> [Short exercise]:
Quote the whole listing exactly. Leave the pictures out of your copy.

> [Records]:

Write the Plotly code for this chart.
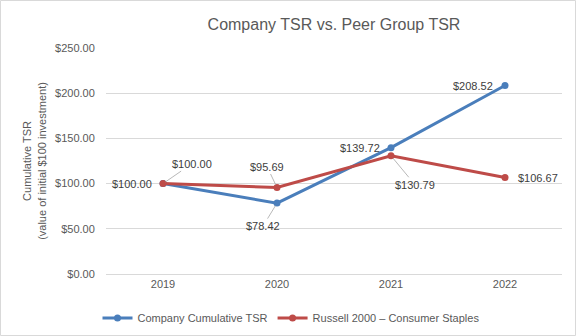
import plotly.graph_objects as go

years = ["2019", "2020", "2021", "2022"]
company_tsr = [100.00, 78.42, 139.72, 208.52]
russell_tsr = [100.00, 95.69, 130.79, 106.67]
y_ticks = [0, 50, 100, 150, 200, 250]

BLUE = "#4A7EBB"
RED = "#BE4B48"
GRAY = "#595959"
FONT = "Liberation Sans"

fig = go.Figure()
fig.add_trace(go.Scatter(x=years, y=company_tsr, name="Company Cumulative TSR",
                         mode="lines+markers", line=dict(color=BLUE, width=3),
                         marker=dict(size=7, color=BLUE)))
fig.add_trace(go.Scatter(x=years, y=russell_tsr, name="Russell 2000 \u2013 Consumer Staples",
                         mode="lines+markers", line=dict(color=RED, width=3),
                         marker=dict(size=7, color=RED)))

def lab(i, y, ax, ay, arrow):
    # i is the category index on the category axis
    return dict(x=i, y=y, xref="x", yref="y", text=f"${y:,.2f}",
                showarrow=True, ax=ax, ay=ay,
                arrowhead=0, arrowwidth=0.8,
                arrowcolor="#A6A6A6" if arrow else "rgba(0,0,0,0)",
                standoff=3, font=dict(family=FONT, size=11, color="#404040"))

annots = [
    lab(0, company_tsr[0], -31, 0, False),
    lab(1, company_tsr[1], -14, 23, True),
    lab(2, company_tsr[2], -31, 0, False),
    lab(3, company_tsr[3], -32, 0, False),
    lab(0, russell_tsr[0], 29, -20, True),
    lab(1, russell_tsr[1], -10, -21, True),
    lab(2, russell_tsr[2], 24, 29, True),
    lab(3, russell_tsr[3], 33, 0, False),
]

fig.update_layout(
    width=576, height=336,
    margin=dict(l=106, r=14, t=48, b=62, autoexpand=False),
    paper_bgcolor="white", plot_bgcolor="white",
    font=dict(family=FONT, size=11, color=GRAY),
    title=dict(text="Company TSR vs. Peer Group TSR", x=0.5, xref="paper",
               xanchor="center", y=1 - 24 / 336, yanchor="middle",
               font=dict(family=FONT, size=16, color=GRAY)),
    xaxis=dict(type="category", range=[-0.5, 3.5], showgrid=False,
               showline=True, linecolor="#D9D9D9", linewidth=1,
               ticks="", tickfont=dict(size=11, color=GRAY), tickangle=0),
    yaxis=dict(range=[0, 250], tickvals=y_ticks,
               ticktext=[f"${v:,.2f}" for v in y_ticks],
               showgrid=True, gridcolor="#D9D9D9", gridwidth=1,
               zeroline=False, showline=False, ticks="outside", ticklen=8,
               tickcolor="white",
               tickfont=dict(size=11, color=GRAY),
               title=dict(text="Cumulative TSR<br>(value of initial $100 investment)",
                          font=dict(size=11, color=GRAY), standoff=6)),
    legend=dict(orientation="h", x=(291 - 106) / 456, xanchor="center",
                y=-44 / 226, yanchor="middle", font=dict(size=11, color=GRAY),
                itemwidth=30, bgcolor="rgba(0,0,0,0)"),
    annotations=annots,
)
fig.add_shape(type="rect", xref="paper", yref="paper",
              x0=-105.5 / 456, x1=1 + 13.5 / 456, y0=-61.5 / 226, y1=1 + 47.5 / 226,
              line=dict(color="#D9D9D9", width=1), layer="below")

fig.write_html("out.html")
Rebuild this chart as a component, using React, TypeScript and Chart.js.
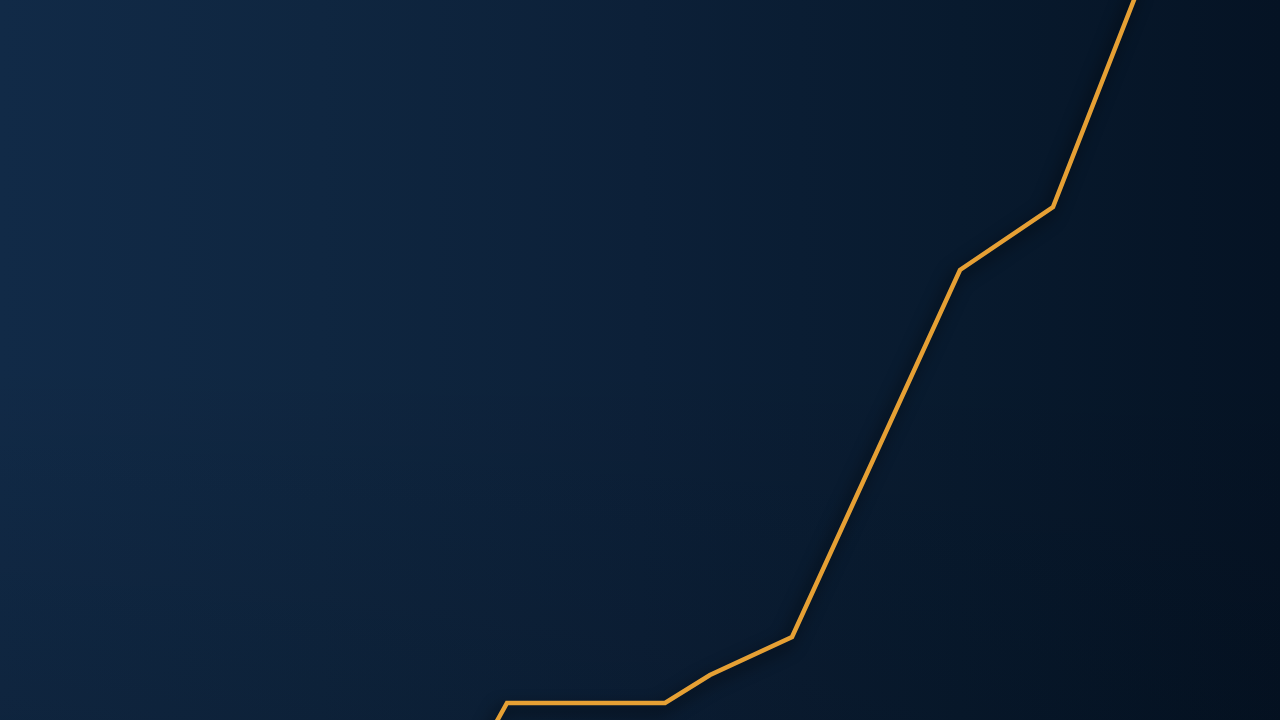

> [Exercise solution]:
Write the Plotly code for this chart.
import plotly.graph_objects as go

years = ["2019", "2020", "2021", "2022"]
company_tsr = [100.00, 78.42, 139.72, 208.52]
russell_tsr = [100.00, 95.69, 130.79, 106.67]
y_ticks = [0, 50, 100, 150, 200, 250]

BLUE = "#4A7EBB"
RED = "#BE4B48"
GRAY = "#595959"
FONT = "Liberation Sans"

fig = go.Figure()
fig.add_trace(go.Scatter(x=years, y=company_tsr, name="Company Cumulative TSR",
                         mode="lines+markers", line=dict(color=BLUE, width=3),
                         marker=dict(size=7, color=BLUE)))
fig.add_trace(go.Scatter(x=years, y=russell_tsr, name="Russell 2000 \u2013 Consumer Staples",
                         mode="lines+markers", line=dict(color=RED, width=3),
                         marker=dict(size=7, color=RED)))

def lab(i, y, ax, ay, arrow):
    # i is the category index on the category axis
    return dict(x=i, y=y, xref="x", yref="y", text=f"${y:,.2f}",
                showarrow=True, ax=ax, ay=ay,
                arrowhead=0, arrowwidth=0.8,
                arrowcolor="#A6A6A6" if arrow else "rgba(0,0,0,0)",
                standoff=3, font=dict(family=FONT, size=11, color="#404040"))

annots = [
    lab(0, company_tsr[0], -31, 0, False),
    lab(1, company_tsr[1], -14, 23, True),
    lab(2, company_tsr[2], -31, 0, False),
    lab(3, company_tsr[3], -32, 0, False),
    lab(0, russell_tsr[0], 29, -20, True),
    lab(1, russell_tsr[1], -10, -21, True),
    lab(2, russell_tsr[2], 24, 29, True),
    lab(3, russell_tsr[3], 33, 0, False),
]

fig.update_layout(
    width=576, height=336,
    margin=dict(l=106, r=14, t=48, b=62, autoexpand=False),
    paper_bgcolor="white", plot_bgcolor="white",
    font=dict(family=FONT, size=11, color=GRAY),
    title=dict(text="Company TSR vs. Peer Group TSR", x=0.5, xref="paper",
               xanchor="center", y=1 - 24 / 336, yanchor="middle",
               font=dict(family=FONT, size=16, color=GRAY)),
    xaxis=dict(type="category", range=[-0.5, 3.5], showgrid=False,
               showline=True, linecolor="#D9D9D9", linewidth=1,
               ticks="", tickfont=dict(size=11, color=GRAY), tickangle=0),
    yaxis=dict(range=[0, 250], tickvals=y_ticks,
               ticktext=[f"${v:,.2f}" for v in y_ticks],
               showgrid=True, gridcolor="#D9D9D9", gridwidth=1,
               zeroline=False, showline=False, ticks="outside", ticklen=8,
               tickcolor="white",
               tickfont=dict(size=11, color=GRAY),
               title=dict(text="Cumulative TSR<br>(value of initial $100 investment)",
                          font=dict(size=11, color=GRAY), standoff=6)),
    legend=dict(orientation="h", x=(291 - 106) / 456, xanchor="center",
                y=-44 / 226, yanchor="middle", font=dict(size=11, color=GRAY),
                itemwidth=30, bgcolor="rgba(0,0,0,0)"),
    annotations=annots,
)
fig.add_shape(type="rect", xref="paper", yref="paper",
              x0=-105.5 / 456, x1=1 + 13.5 / 456, y0=-61.5 / 226, y1=1 + 47.5 / 226,
              line=dict(color="#D9D9D9", width=1), layer="below")

fig.write_html("out.html")
Rebuild this chart as a component, using React, TypeScript and Chart.js.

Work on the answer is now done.